Given the discussion, I tend to be gradually convinced that creating [tag:small-uncountable-cardinals] is a good idea, and a good counterpart to the existing quite broad [tag:large-cardinals], which currently has almost 500 occurrences. I initially expressed that all this could be embedded into [tag:continuum-hypothesis], but several people have argued against this and I'm fine with those arguments. I'd like, anyway, that one additional benefit of the discussion would be to clarify the role/meaning of the tag [tag:infinite-combinatorics]; I don't think it's a separate issue as the intersection is significant.

Also, I'm against [tag:cardinal-characteristics], 

 - because this will result in a misunderstanding of the its meaning (will be misused at many occasions), as it will be widely understood as "properties of cardinals", and I don't think that properly understanding the meaning of a tag should be a privilege for those very specialists of the given subjects,

 - because "characteristics" seems to be used only by a proper subcommunity among the people dealing with such cardinals (I can substantiate this claim upon request), so a few questions naturally fitting with this tag will not be tagged so (or later by other people) — a typical such tag in another area seems to be [tag:calculus-of-variations].

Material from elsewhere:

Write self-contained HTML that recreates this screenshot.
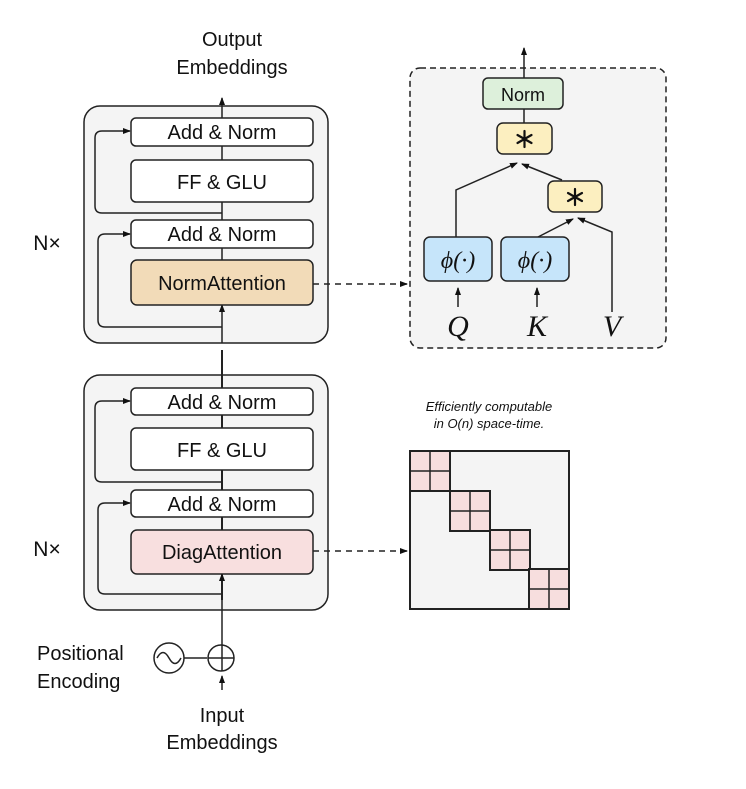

 - because the restriction to be $\le 2^{\aleph_0}$ makes it too restrictive. Cardinals such as $(2^{\aleph_0})^+$ or $2^{2^{\aleph_0}}$ should be considered as small, as opposed to large cardinals. Small/large is not a completely defined boundary (roughly, large would be at least the smallest inaccessible) but I don't think it's not a problem, and it's even better than setting artificial boundary.

 - because I can't detect any sensible argument making it better than [tag:small-uncountable-cardinals].